In the second-quarter results, Intel said that its 10-nanometer yields are “on track” with systems on the market in the second half of 2019. Krzanich’s previous perspective wasn’t specific on whether they would arrive in the first half of next year or in the second half.
On the conference call with analysts on Thursday, Swan was more specific and said products would be on shelves in time for the holiday season.
While Intel is still being somewhat vague here, it’s good to at least know things are improving and on-track for a 2019 release.
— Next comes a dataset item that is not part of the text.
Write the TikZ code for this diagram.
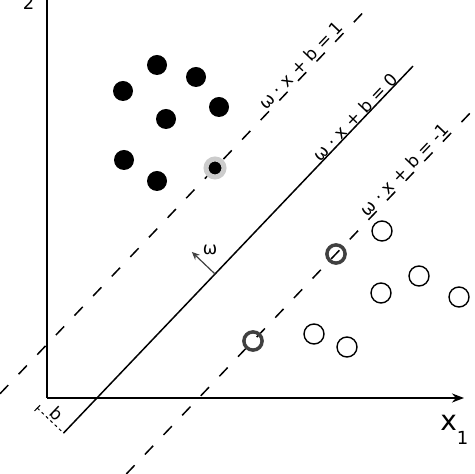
\documentclass[tikz,border=0pt]{standalone}
\usepackage{fontspec}
\setmainfont{DejaVu Sans}
\usetikzlibrary{arrows.meta}
\usetikzlibrary{positioning}

\begin{document}
\begin{tikzpicture}[x=0.5pt,y=0.5pt]
\tikzset{dot/.style={circle,fill=black,inner sep=0pt,minimum size=10pt},
ring/.style={circle,draw=black,line width=0.7pt,inner sep=0pt,minimum size=10pt},
svring/.style={circle,draw=black!75,line width=1.75pt,inner sep=0pt,minimum size=9.1pt},
svdot/.style={circle,fill=black,draw=black!20,line width=2.5pt,inner sep=0pt,minimum size=9pt},
margin/.style={dash pattern=on 6pt off 7.5pt,line width=0.75pt},
eqlabel/.style={font=\fontsize{8.6}{10}\selectfont,rotate=46.4,inner sep=0pt},
axislabel/.style={font=\fontsize{14}{16}\selectfont,inner sep=0pt,anchor=base west}}
\useasboundingbox (0,0) rectangle (474,474);
% axes
\coordinate (o) at (47,76);
\coordinate (xend) at (464,76);
\coordinate (yend) at (47,480);
\draw[line width=1pt,-{Stealth[length=6pt,width=4.5pt]}] (o) -- (xend);
\draw[line width=1pt] (o) -- (yend);
\node[axislabel](xone) at (440,43.5){x\raisebox{-7.25pt}{\fontsize{9}{9}\selectfont 1}};
\node[axislabel](xtwo) at (6,478.5){x\raisebox{-7.25pt}{\fontsize{9}{9}\selectfont 2}};
% hyperplane and margins
\coordinate (h0a) at (63.5,40.9);
\coordinate (h0b) at (413,407.9);
\coordinate (hpa) at (0,80.25);
\coordinate (hpb) at (370,468.75);
\coordinate (hma) at (126.3,0);
\coordinate (hmb) at (472,362.95);
\draw[line width=0.75pt] (h0a) -- (h0b);
\draw[margin] (hpa) -- (hpb);
\draw[margin] (hma) -- (hmb);
\node[eqlabel](lab1) at (300.5,409){ω · x + b = 1};
\node[eqlabel](lab0) at (355,357){ω · x + b = 0};
\node[eqlabel](labm1) at (404,304){ω · x + b = -1};
% normal vector
\path (h0a) -- (h0b) coordinate[pos=0.4335] (wfoot);
\draw[line width=0.6pt,black!75,-{Stealth[length=4pt,width=3.5pt]}] (wfoot) -- ++(136.4:32) coordinate (wtip);
\node[font=\fontsize{8.6}{10}\selectfont,inner sep=0pt](wlab) at (210,224){ω};
% offset b
\coordinate (ba) at (37.3,65.9);
\coordinate (bb) at (63.5,40.9);
\draw[line width=0.5pt,dash pattern=on 1.5pt off 1.5pt] (ba) -- (bb);
\draw[line width=0.5pt] (ba) ++(-2.8,-2.9) -- ++(5.6,5.8);
\node[font=\fontsize{8.6}{10}\selectfont,rotate=-43.6,anchor=south,inner sep=1pt](blab) at (50.4,53.4){b};
% class +1
\node[dot](p1) at (157,409){};
\node[dot](p2) at (196,397){};
\node[dot](p3) at (123,383){};
\node[dot](p4) at (219,367){};
\node[dot](p5) at (166,355){};
\node[dot](p6) at (124,314){};
\node[dot](p7) at (157,293){};
\node[svdot](p8) at (215,306){};
% class -1
\node[ring](n1) at (382,243){};
\node[ring](n2) at (419,198){};
\node[ring](n3) at (381,181){};
\node[ring](n4) at (459,177){};
\node[ring](n5) at (314,140){};
\node[ring](n6) at (347,127){};
\node[svring](n7) at (336,220){};
\node[svring](n8) at (253,133){};
\end{tikzpicture}
\end{document}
For Apple specifically, this means that 2019 Macs could finally be the ones to adopt the 10nm Cannon Lake processors. The most likely candidates would include the iMac and MacBook Pro. Again, however, it’s possible it might not be until 2020 until Apple is able to make the switch.
Some of Apple’s struggles with the MacBook Pro line have certainly been attributable to Intel’s regular delays of the 10-nanometer Cannon Lake line. For instance, the 14-nanometer Coffee Lake processors are limited to LPDDR 3 RAM at 16GB, which one was one of the complaints of last year’s MacBook Pro.
This year, however, Apple made the decision – likely due to Intel’s continued delays – to use more power-hungry DDR4 memory and offer 32GB of RAM in the 15-inch MacBook Pro. Apple compensates by offering a larger battery in this year’s model. This is effectively a workaround way for Apple to offer the 32GB tier while stuck with Coffee Lake.